9 Signs Your Mom Raised You To Be A Feminist
Mother's Day is a great time to reflect on not only the fact that your mom is the best, but also why she is the best. Like, if you can look back on your childhood and remember all the little ways your mom raised you to be a feminist, you owe her a giant hug, a massive thank-you, and probably an abundance of cupcakes to give her. She is the reason you don't have time for other people's petty BS. She is the reason you demand respect from those around you. She's the reason you know just because someone says you should smile more, that you absolutely do not have to smile more, and you're perfectly justified in telling them to leave you the heck alone. Really, she's the reason you are who you are today.
Modern feminism isn't just about burning bras and refusing to shave your body hair — it's about awareness that until we are all treated as equals, our work is not done. And your mom is the reason you're informed, educated, and passionate about equality becoming a reality. Here are all the telltale signs that your mom raised you to be a feminist, and why you should thank her for it immediately.
1. You were told you could be anything you wanted
No dream job was off limits, because why should it be? Your mom made sure you knew that if you wanted to become President one day, you totally could.
2. You picked out your own clothes as a kid
You weren't limited to matching pink shirts and skirts. Your mom gave you the freedom to define your own personal style, even if that meant wearing a costume crown, a baseball jersey, PJ bottoms, and green rain boots on a sunny day.
3. You felt bad for movie princesses
Maybe at first, the damsel in distress trope seemed nice. It's a comforting concept, to be stuck in a horrible situation and then rescued by a handsome stranger with whom you'll fall instantly in love. But then your mom made you see the light, because none of those damsels needed to be rescued by random dudes. They could save themselves, and you can, too.
4. You admired Dana Scully and other confident, independent fictional females
Instead of Cinderella and Ariel, you wanted to be like Scully or Clarissa, or Lara Croft. You wanted to be the strong, brave hero of the story, and had no interest in settling for the role of the sidekick or the eye candy.
5. You learned not to let misogyny get in the way of your goals
You probably faced an endless stream of ignorance throughout school, and even now as you build your career, the sexism you face isn't over. But you don't let it get to you. It has nothing to do with your capability to achieve your goals, and everything to do with their insecurities.
6. You recognized the importance of ovaries before brovaries early on
You were raised to know that no boy is worth fighting with your BFFs over. Girl power is sacred, and should be priority numero uno.
7. You weren't forced to hide or ignore your own emotions
Women are stereotyped as being "emotional." I can't even count on one hand the number of male teachers who tried to tell me how I felt or how I should feel about someone else bullying me, or just being a jerk. When someone once called me "chunka hunka," I was told I needed to "toughen up" by the teacher who saw him do it. It was one of the first times my body was ridiculed and judged. I was in second grade. I cried in the middle of the school day, and that kid received zero punishment.

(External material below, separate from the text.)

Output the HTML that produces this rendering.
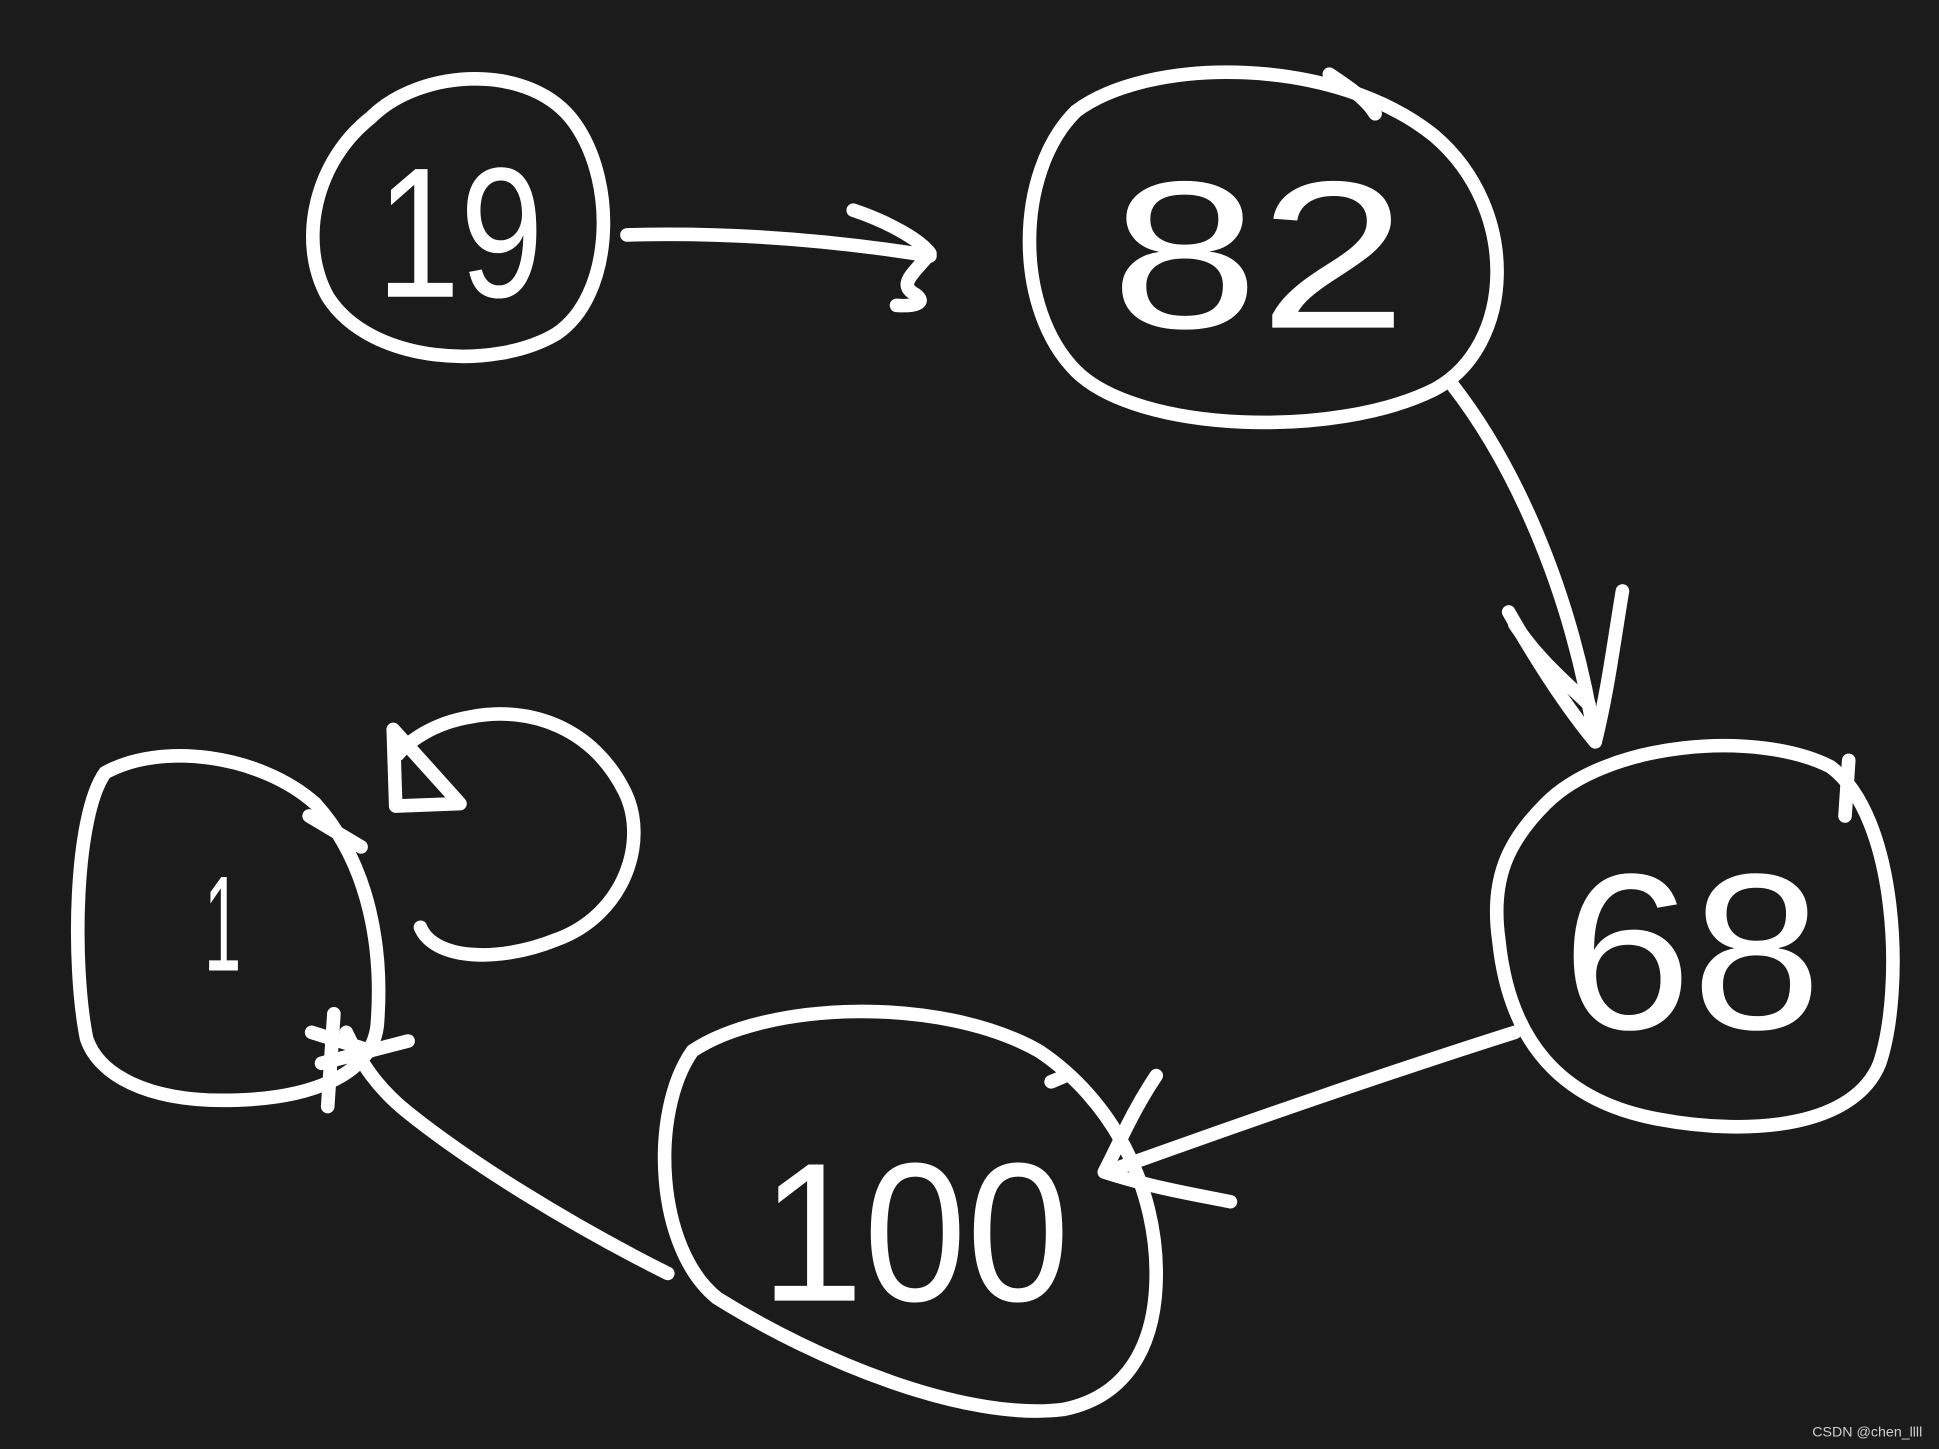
<!DOCTYPE html>
<html><head><meta charset="utf-8"><style>
html,body{margin:0;padding:0;background:#1b1b1b;}
svg{display:block;}
</style></head><body>
<svg width="1939" height="1449" viewBox="0 0 1568 1172" preserveAspectRatio="none" xmlns="http://www.w3.org/2000/svg">
<rect width="1568" height="1172" fill="#1b1b1b"/>
<g fill="none" stroke="#fff" stroke-width="11" stroke-linecap="round" stroke-linejoin="round">
<!-- 19 -->
<path d="M300,95 C340,55 430,50 465,100 C500,150 495,240 450,270 C400,300 300,295 265,240 C240,195 255,130 300,95 Z"/>
<!-- 82 -->
<path d="M870,90 C930,45 1080,45 1160,110 C1230,170 1225,280 1160,315 C1080,355 920,350 870,300 C820,250 820,140 870,90 Z"/>
<path d="M1075,60 C1090,70 1105,80 1112,92"/>
<!-- 68 -->
<path d="M1250,650 C1300,600 1420,590 1480,620 C1535,660 1540,800 1520,860 C1500,910 1420,920 1340,905 C1260,890 1220,840 1212,760 C1205,710 1220,680 1250,650 Z"/>
<path d="M1495,615 L1492,660"/>
<!-- 100 -->
<path d="M560,850 C620,810 760,805 840,850 C900,890 935,960 935,1030 C935,1090 910,1130 860,1140 C780,1150 660,1100 580,1050 C530,1010 525,900 560,850 Z"/>
<path d="M850,875 L862,870"/>
<!-- 1 -->
<path d="M85,625 C130,600 210,610 255,650 C300,700 310,770 305,830 C300,870 250,890 180,890 C120,890 80,870 70,840 C58,780 60,660 85,625 Z"/>
<path d="M250,660 L292,685"/>
<!-- arrow 19 -> 82 -->
<path d="M507,190 C580,188 660,192 752,207"/>
<path d="M690,170 C720,180 745,195 752,205 C740,220 725,230 740,238 C750,245 740,248 725,247"/>
<!-- arrow 82 -> 68 -->
<path d="M1175,312 C1220,370 1270,470 1290,600"/>
<path d="M1220,495 C1240,530 1265,570 1290,600 C1300,560 1305,520 1312,478"/>
<path d="M1225,505 C1245,535 1270,555 1285,570"/>
<!-- arrow 68 -> 100 -->
<path d="M1225,835 C1130,865 1000,910 895,948"/>
<path d="M935,870 C915,900 905,925 893,948 C930,960 960,965 995,972"/>
<!-- arrow 100 -> 1 -->
<path d="M540,1030 C460,990 380,940 330,900 C305,880 292,860 280,835"/>
<path d="M252,835 L300,850 M270,820 L265,895 M260,860 L330,842"/>
<!-- self loop on 1 -->
<path d="M340,750 C350,775 400,780 450,760 C505,740 525,680 505,640 C480,590 430,570 380,580 C350,585 330,600 322,610"/>
<path d="M318,590 L320,652 L372,650 Z"/>
</g>
<g fill="#fff" font-family="'Liberation Sans', sans-serif" text-anchor="middle">
<text x="372" y="240" font-size="150" textLength="135" lengthAdjust="spacingAndGlyphs">19</text>
<text x="1018" y="265" font-size="170" textLength="240" lengthAdjust="spacingAndGlyphs">82</text>
<text x="1368" y="832" font-size="180" textLength="210" lengthAdjust="spacingAndGlyphs">68</text>
<text x="740" y="1052" font-size="160" textLength="250" lengthAdjust="spacingAndGlyphs">100</text>
<text x="180" y="785" font-size="110" textLength="30" lengthAdjust="spacingAndGlyphs">1</text>
</g>
<text x="1510" y="1162" font-family="'Liberation Sans', sans-serif" font-size="11.5" fill="#cfcfcf" text-anchor="middle">CSDN @chen_llll</text>
</svg>
</body></html>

My mother then told me that my emotions are mine, they don't belong to anyone else, and all of them are normal to experience. Vulnerability is a strength, not a weakness. Thanks, Ma!
8. You don't depend on marriage as a way to survive in this world
It's possible your mom was conditioned to believe that marriage was a necessity, and that she would probably have to depend on her husband's income for shelter, food, and clothing. It was a different time.
And now we're in a much better time. Women are working. They are choosing to marry for love, not out of necessity — and more and more aren't getting married at all. You never felt pressure to fulfill an outdated expectation, and you knew your mom would support your choices, no matter what.
9. You know how beautiful you are without anyone else telling you
Your opinion of how you look is the only opinion that matters. Your mom taught you early on that self-love is the most important love to achieve, and to never put more emphasis on how beautiful other people think you are than how beautiful you feel.
Now go out and tell your mom how much of a feminist queen she is — because you wouldn't be the strong, amazing woman you are without her.